Dia merupakan salah satu ulama besar yang menyiarkan Islam di kawasan Pantai Sayung, Demak. Menurut keterangan lelulur desa, ulama yang makamnya sepanjang tahun selalu dibanjiri pezirah lahir di Dusun Jago, Desa Wringinjajar, Kecamatan Mranggen tahun 1869.
Selama hidupnya disebut-sebut sebagai pencetak kader kiai muda di Demak dan sekitarnya. Sebelum menjadi ulama, Syekh Mudzakir banyak berguru pada para ulama, salah satunya dengan Syekh Soleh Darat.

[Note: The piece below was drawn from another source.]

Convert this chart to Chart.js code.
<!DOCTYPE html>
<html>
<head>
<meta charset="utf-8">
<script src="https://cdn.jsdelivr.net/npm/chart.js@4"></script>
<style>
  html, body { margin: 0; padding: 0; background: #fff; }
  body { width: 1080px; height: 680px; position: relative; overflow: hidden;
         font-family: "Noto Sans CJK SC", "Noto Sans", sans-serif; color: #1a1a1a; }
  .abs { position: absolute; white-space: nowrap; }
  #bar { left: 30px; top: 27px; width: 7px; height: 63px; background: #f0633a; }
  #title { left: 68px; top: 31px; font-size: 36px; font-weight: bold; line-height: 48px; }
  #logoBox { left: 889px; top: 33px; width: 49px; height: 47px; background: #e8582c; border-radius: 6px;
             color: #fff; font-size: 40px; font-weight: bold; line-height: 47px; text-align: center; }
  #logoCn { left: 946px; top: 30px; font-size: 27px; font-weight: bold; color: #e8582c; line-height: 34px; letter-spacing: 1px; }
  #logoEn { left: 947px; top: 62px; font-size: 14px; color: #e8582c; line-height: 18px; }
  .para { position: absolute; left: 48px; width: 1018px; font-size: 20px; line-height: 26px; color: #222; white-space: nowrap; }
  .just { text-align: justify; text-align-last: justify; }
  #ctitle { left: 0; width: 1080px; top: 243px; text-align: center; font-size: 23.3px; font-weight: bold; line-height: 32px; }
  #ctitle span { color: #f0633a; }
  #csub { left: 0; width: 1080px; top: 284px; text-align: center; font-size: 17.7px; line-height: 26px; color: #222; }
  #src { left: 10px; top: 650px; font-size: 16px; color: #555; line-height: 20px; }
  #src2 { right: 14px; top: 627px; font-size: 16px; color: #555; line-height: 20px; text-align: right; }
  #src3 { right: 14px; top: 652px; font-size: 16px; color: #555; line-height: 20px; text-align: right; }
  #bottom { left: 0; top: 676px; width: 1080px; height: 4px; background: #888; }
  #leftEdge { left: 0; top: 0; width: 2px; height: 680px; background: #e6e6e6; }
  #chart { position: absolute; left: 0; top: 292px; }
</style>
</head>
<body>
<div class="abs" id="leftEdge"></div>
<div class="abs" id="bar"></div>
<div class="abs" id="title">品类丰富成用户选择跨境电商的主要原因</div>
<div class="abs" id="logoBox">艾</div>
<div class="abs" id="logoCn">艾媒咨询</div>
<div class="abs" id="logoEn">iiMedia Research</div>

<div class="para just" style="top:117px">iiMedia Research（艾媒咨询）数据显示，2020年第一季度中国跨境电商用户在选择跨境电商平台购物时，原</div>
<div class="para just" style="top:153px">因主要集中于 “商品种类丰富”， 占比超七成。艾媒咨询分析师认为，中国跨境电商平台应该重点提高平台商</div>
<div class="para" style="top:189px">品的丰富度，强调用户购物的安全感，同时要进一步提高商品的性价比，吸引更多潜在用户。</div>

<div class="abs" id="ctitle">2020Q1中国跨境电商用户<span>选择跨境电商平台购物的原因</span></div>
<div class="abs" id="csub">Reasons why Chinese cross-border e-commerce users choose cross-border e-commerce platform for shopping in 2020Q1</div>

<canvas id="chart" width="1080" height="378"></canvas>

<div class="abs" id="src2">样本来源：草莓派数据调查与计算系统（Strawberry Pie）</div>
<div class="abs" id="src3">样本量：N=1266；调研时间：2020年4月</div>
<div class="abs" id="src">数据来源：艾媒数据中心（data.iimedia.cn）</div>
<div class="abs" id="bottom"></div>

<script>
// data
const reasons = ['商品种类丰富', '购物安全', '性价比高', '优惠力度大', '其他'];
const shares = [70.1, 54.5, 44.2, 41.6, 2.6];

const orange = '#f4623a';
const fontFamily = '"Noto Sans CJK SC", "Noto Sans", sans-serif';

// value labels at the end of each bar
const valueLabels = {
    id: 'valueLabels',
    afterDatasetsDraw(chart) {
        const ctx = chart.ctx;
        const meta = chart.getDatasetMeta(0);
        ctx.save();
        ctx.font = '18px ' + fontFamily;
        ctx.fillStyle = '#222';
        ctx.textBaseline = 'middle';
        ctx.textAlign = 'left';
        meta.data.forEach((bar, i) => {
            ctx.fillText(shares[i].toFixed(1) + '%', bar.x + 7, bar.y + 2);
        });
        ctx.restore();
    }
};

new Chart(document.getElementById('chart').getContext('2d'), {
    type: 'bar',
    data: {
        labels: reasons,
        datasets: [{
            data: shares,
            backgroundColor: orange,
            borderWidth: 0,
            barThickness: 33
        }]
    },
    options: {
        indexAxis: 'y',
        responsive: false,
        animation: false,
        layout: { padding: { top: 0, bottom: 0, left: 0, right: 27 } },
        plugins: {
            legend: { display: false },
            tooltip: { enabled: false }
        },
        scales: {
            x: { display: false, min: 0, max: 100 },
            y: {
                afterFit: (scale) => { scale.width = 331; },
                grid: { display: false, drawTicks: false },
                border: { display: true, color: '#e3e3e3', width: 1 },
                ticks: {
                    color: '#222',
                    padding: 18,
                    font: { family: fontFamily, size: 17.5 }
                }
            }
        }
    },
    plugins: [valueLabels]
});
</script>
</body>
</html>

Sekitar tahun 1900, Syekh Mudzakir menetap di dukuh Tambaksari, Bedono, Demak. Selanjutnya menikah dengan Nyai Latifah. Ulama yang sehari-hari bekerja sebagai petani Demak itu memiliki tiga istri lainnya, yaitu Nyai Asmanah, Nyai Murni dan Nyai Imronah.
Dari keempat istrinya, dia dikaruniai 18 orang anak.Syekh Mudzakir memiliki ratusan murid yang berguru kepadanya dan meninggal pada tahun 1950 di usia 81 tahun.
Makam Syekh Mudzakir dan keluarga dianggap keramat karena tidak terkikis diterjang pasang surut air laut.
Untuk menuju ke makam Syekh Mudzakir, para peziarah harus berjalan sepanjang 1 km melalui jembatan yang di kanan kirinya merupakan air laut. Karena keajaiban makam Syekh Mudzakir itu, berkembang mitos masyarakat percaya makam itu mengapung dan tidak akan pernah tenggelam walau pasang air laut tinggi.
“Hal itu diyakini masyarakat karena keluhuran budi Syekh Mudzakir yang semasa hidupnya melakukan syiar di wilayah tersebut dan sangat berjasa dalam pembangunan akhlak warga setempat, baik dalam ilmu agama maupun tradisi yang diajarkan”, ungkap Agus Salim.